Consumers eat more dairy products at restaurants than when dining at home. So, it stands to reason that dairy product sales could strengthen given nearly 60% of restaurants surveyed by Restaurants365 plan to expand their business in 2023. This business dynamic could take place even with the double headwinds of higher labor and food costs.
The restaurant and home meal paradigm first shifted in 2015, according to U.S. Department of Commerce data. That’s when Americans began eating more meals in restaurants than at home. The historical first was reported in the Hoard’s Dairyman Intel article “Food sales in restaurants trumped grocers.” The only interruption to this trend was the COVID-19 pandemic. Given the 60% expansion forecast, restaurant meals are posed for further upward movement.
In dairy’s case, the growing “eat away from home” trend has been good for cheese, yogurt, and butter, as those products have been well featured in restaurant entrees. The same cannot be said for fluid milk sales.

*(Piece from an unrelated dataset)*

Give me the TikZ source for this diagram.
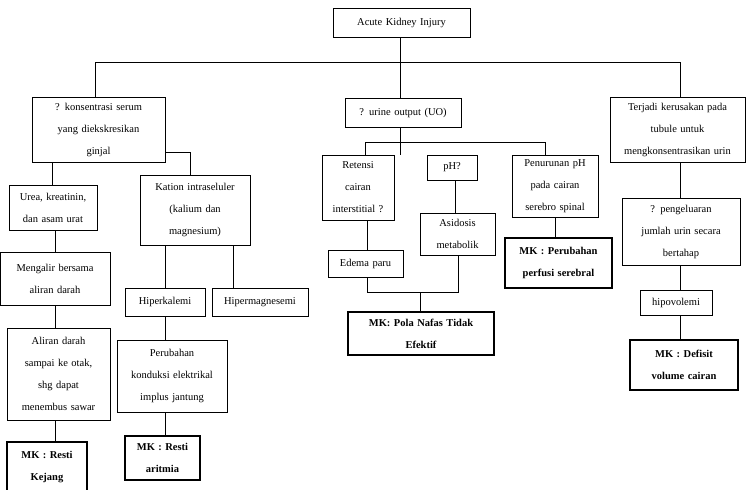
\documentclass[tikz,border=0pt]{standalone}
\usepackage{fontspec}
\setmainfont{Liberation Serif}
\begin{document}
\begin{tikzpicture}[x=1pt,y=-1pt,
  box/.style={draw,line width=0.8pt,inner sep=0pt,align=center,font=\fontsize{10.5}{22}\selectfont},
  mk/.style={box,line width=1.6pt,font=\fontsize{10.5}{22}\selectfont\bfseries},
  ln/.style={line width=0.8pt}]
\useasboundingbox (0,0) rectangle (750,490);
\newcommand\bx[7][box]{\node[#1,minimum width=#4-#2,minimum height=#5-#3,text width=#4-#2-4] (#6) at ({(#2+#4)/2},{(#3+#5)/2}) {#7};}
\bx{333}{8}{470}{37}{aki}{Acute Kidney Injury}
\bx{32}{97}{165}{162}{l1}{? konsentrasi serum\\yang diekskresikan\\ginjal}
\bx{345}{98}{461}{127}{m1}{? urine output (UO)}
\bx{610}{97}{745}{162}{r1}{Terjadi kerusakan pada\\tubule untuk\\mengkonsentrasikan urin}
\bx{9}{185}{97}{230}{urea}{Urea, kreatinin,\\dan asam urat}
\bx{140}{175}{250}{245}{kat}{Kation intraseluler\\(kalium dan\\magnesium)}
\bx{0}{252}{110}{305}{meng}{Mengalir bersama\\aliran darah}
\bx{7}{328}{110}{420}{alir}{Aliran darah\\sampai ke otak,\\shg dapat\\menembus sawar}
\bx[mk]{7}{442}{87}{492}{kej}{MK : Resti\\Kejang}
\bx{125}{288}{205}{316}{hk}{Hiperkalemi}
\bx{212}{288}{308}{316}{hm}{Hipermagnesemi}
\bx{117}{340}{227}{412}{pk}{Perubahan\\konduksi elektrikal\\implus jantung}
\bx[mk]{125}{436}{200}{480}{ar}{MK : Resti\\aritmia}
\bx{322}{155}{394}{220}{ret}{Retensi\\cairan\\interstitial ?}
\bx{427}{155}{477}{180}{ph}{pH?}
\bx{512}{155}{598}{217}{pp}{Penurunan pH\\pada cairan\\serebro spinal}
\bx{420}{213}{495}{255}{as}{Asidosis\\metabolik}
\bx{328}{250}{403}{277}{ed}{Edema paru}
\bx[mk]{348}{312}{494}{355}{pola}{MK: Pola Nafas Tidak\\Efektif}
\bx[mk]{505}{238}{612}{288}{ps}{MK : Perubahan\\perfusi serebral}
\bx{622}{198}{740}{265}{pg}{? pengeluaran\\jumlah urin secara\\bertahap}
\bx{640}{290}{712}{315}{hv}{hipovolemi}
\bx[mk]{630}{340}{738}{390}{df}{MK : Defisit\\volume cairan}
\coordinate (t) at (400,62);
\draw[ln] (aki.south -| t) -- (t);
\draw[ln] (l1.north -| 95,0) -- (95,62) -- (680,62) -- (r1.north -| 680,0);
\draw[ln] (t) -- (m1.north -| 400,0);
\draw[ln] (l1.south -| 52,0) -- (urea.north -| 52,0);
\draw[ln] (165,152) -- (190,152) -- (kat.north -| 190,0);
\draw[ln] (urea.south -| 55,0) -- (meng.north -| 55,0);
\draw[ln] (meng.south -| 55,0) -- (alir.north -| 55,0);
\draw[ln] (alir.south -| 55,0) -- (kej.north -| 55,0);
\draw[ln] (kat.south -| 165,0) -- (hk.north -| 165,0);
\draw[ln] (kat.south -| 233,0) -- (hm.north -| 233,0);
\draw[ln] (hk.south -| 165,0) -- (pk.north -| 165,0);
\draw[ln] (pk.south -| 165,0) -- (ar.north -| 165,0);
\draw[ln] (m1.south -| 400,0) -- (400,142);
\draw[ln] (ret.north -| 365,0) -- (365,142) -- (545,142) -- (pp.north -| 545,0);
\draw[ln] (400,142) -- (ph.north -| 400,0);
\draw[ln] (ph.south -| 455,0) -- (as.north -| 455,0);
\draw[ln] (ret.south -| 367,0) -- (ed.north -| 367,0);
\draw[ln] (ed.south -| 367,0) -- (367,292) -- (458,292) -- (as.south -| 458,0);
\draw[ln] (420,292) -- (pola.north -| 420,0);
\draw[ln] (pp.south -| 555,0) -- (ps.north -| 555,0);
\draw[ln] (r1.south -| 680,0) -- (pg.north -| 680,0);
\draw[ln] (pg.south -| 680,0) -- (hv.north -| 680,0);
\draw[ln] (hv.south -| 680,0) -- (df.north -| 680,0);
\end{tikzpicture}
\end{document}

The labor and food costs duo
“Food and labor are two leading cost drivers that impact a restaurant’s bottom line,” wrote Jenny Day in her article “Restaurants365 releases 2022 State of the Industry survey results.” “Most respondents noted increases in both, with labor costs increasing 9% and food costs increasing 10%, on average.”
Day continued, “Amid increasing inflation, many operators found it necessary to increase menu prices to balance margins and the consumer experience. In 2022, 92% of surveyed restaurants increased their menu prices, with the average increase being 8%.
As for 2023?
Nearly three-fourths (73%) plan to increase restaurant menu prices again.
Since those price hikes are across the menu, dairy sales should see minimal impacts in restaurants.